#### REQUIRED WORK:
Output every line exactly as written. Leave out pictures.

———

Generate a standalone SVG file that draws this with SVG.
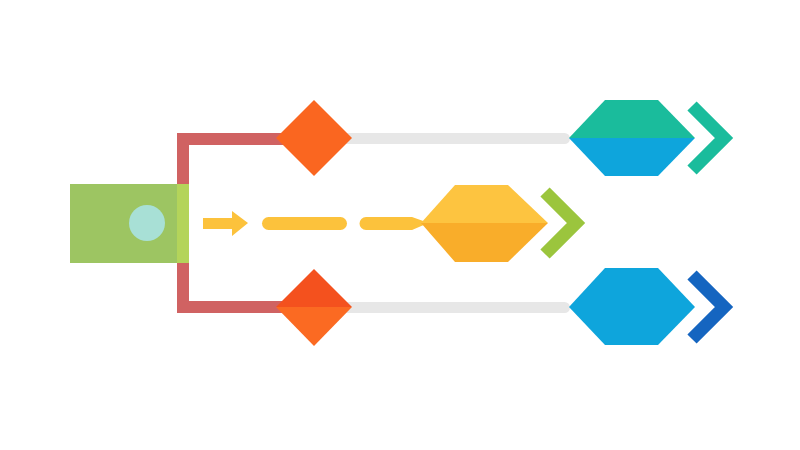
<svg xmlns="http://www.w3.org/2000/svg" width="800" height="450" viewBox="0 0 800 450">
  <defs>
    <style>
      .bracket { fill: #D06262; }
      .track { fill: #E7E7E7; }
      .yellow { fill: #FCC23C; }
      .chev { fill: none; stroke-width: 13; stroke-linejoin: miter; stroke-linecap: butt; }
    </style>
  </defs>
  <rect width="800" height="450" fill="#FFFFFF"/>

  <g id="connectors">
    <rect class="bracket" x="177" y="133" width="12" height="180"/>
    <rect class="bracket" x="177" y="133" width="110" height="12"/>
    <rect class="bracket" x="177" y="301" width="110" height="12"/>
    <rect class="track" x="340" y="133" width="230" height="11" rx="5.5"/>
    <rect class="track" x="340" y="302" width="230" height="11" rx="5.5"/>
    <polygon class="yellow" points="203,218 232,218 232,211 248,223 232,236 232,229 203,229"/>
    <rect class="yellow" x="262" y="217" width="85" height="13" rx="6.5"/>
    <path class="yellow" d="M366,217 L412,217 L426,222 L426,224 L412,230 L366,230 A6.5,6.5 0 0 1 366,217 Z"/>
  </g>

  <g id="start">
    <rect x="70" y="184" width="108" height="79" fill="#9DC562"/>
    <rect x="177" y="184" width="12" height="79" fill="#B4D45A"/>
    <circle cx="147" cy="223" r="18" fill="#A8E0D6"/>
  </g>

  <g id="diamond-top">
    <polygon points="314,100 352,138 314,176 276,138" fill="#FA6620"/>
  </g>

  <g id="diamond-bottom">
    <polygon points="314,269 352,307 276,307" fill="#F4511E"/>
    <polygon points="276,307 352,307 314,346" fill="#FB6A22"/>
  </g>

  <g id="hex-middle">
    <polygon points="421,223 455,185 508,185 548,223" fill="#FDC440"/>
    <polygon points="421,223 548,223 508,262 455,262" fill="#F9AD2A"/>
    <polyline class="chev" points="545,192 576,223 545,254" stroke="#9BC53D"/>
  </g>

  <g id="hex-top">
    <polygon points="569,138 605,100 658,100 695,138" fill="#1ABC9C"/>
    <polygon points="569,138 695,138 658,176 605,176" fill="#0EA5DC"/>
    <polyline class="chev" points="692,106 724,138 692,170" stroke="#1ABC9C"/>
  </g>

  <g id="hex-bottom">
    <polygon points="569,307 605,268 658,268 695,307 658,345 605,345" fill="#0EA5DC"/>
    <polyline class="chev" points="692,275 724,307 692,339" stroke="#1565C0"/>
  </g>
</svg>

———

#### EXERCISE ANSWER:
Generate a standalone SVG file that draws this with SVG.
<svg xmlns="http://www.w3.org/2000/svg" width="800" height="450" viewBox="0 0 800 450">
  <defs>
    <style>
      .bracket { fill: #D06262; }
      .track { fill: #E7E7E7; }
      .yellow { fill: #FCC23C; }
      .chev { fill: none; stroke-width: 13; stroke-linejoin: miter; stroke-linecap: butt; }
    </style>
  </defs>
  <rect width="800" height="450" fill="#FFFFFF"/>

  <g id="connectors">
    <rect class="bracket" x="177" y="133" width="12" height="180"/>
    <rect class="bracket" x="177" y="133" width="110" height="12"/>
    <rect class="bracket" x="177" y="301" width="110" height="12"/>
    <rect class="track" x="340" y="133" width="230" height="11" rx="5.5"/>
    <rect class="track" x="340" y="302" width="230" height="11" rx="5.5"/>
    <polygon class="yellow" points="203,218 232,218 232,211 248,223 232,236 232,229 203,229"/>
    <rect class="yellow" x="262" y="217" width="85" height="13" rx="6.5"/>
    <path class="yellow" d="M366,217 L412,217 L426,222 L426,224 L412,230 L366,230 A6.5,6.5 0 0 1 366,217 Z"/>
  </g>

  <g id="start">
    <rect x="70" y="184" width="108" height="79" fill="#9DC562"/>
    <rect x="177" y="184" width="12" height="79" fill="#B4D45A"/>
    <circle cx="147" cy="223" r="18" fill="#A8E0D6"/>
  </g>

  <g id="diamond-top">
    <polygon points="314,100 352,138 314,176 276,138" fill="#FA6620"/>
  </g>

  <g id="diamond-bottom">
    <polygon points="314,269 352,307 276,307" fill="#F4511E"/>
    <polygon points="276,307 352,307 314,346" fill="#FB6A22"/>
  </g>

  <g id="hex-middle">
    <polygon points="421,223 455,185 508,185 548,223" fill="#FDC440"/>
    <polygon points="421,223 548,223 508,262 455,262" fill="#F9AD2A"/>
    <polyline class="chev" points="545,192 576,223 545,254" stroke="#9BC53D"/>
  </g>

  <g id="hex-top">
    <polygon points="569,138 605,100 658,100 695,138" fill="#1ABC9C"/>
    <polygon points="569,138 695,138 658,176 605,176" fill="#0EA5DC"/>
    <polyline class="chev" points="692,106 724,138 692,170" stroke="#1ABC9C"/>
  </g>

  <g id="hex-bottom">
    <polygon points="569,307 605,268 658,268 695,307 658,345 605,345" fill="#0EA5DC"/>
    <polyline class="chev" points="692,275 724,307 692,339" stroke="#1565C0"/>
  </g>
</svg>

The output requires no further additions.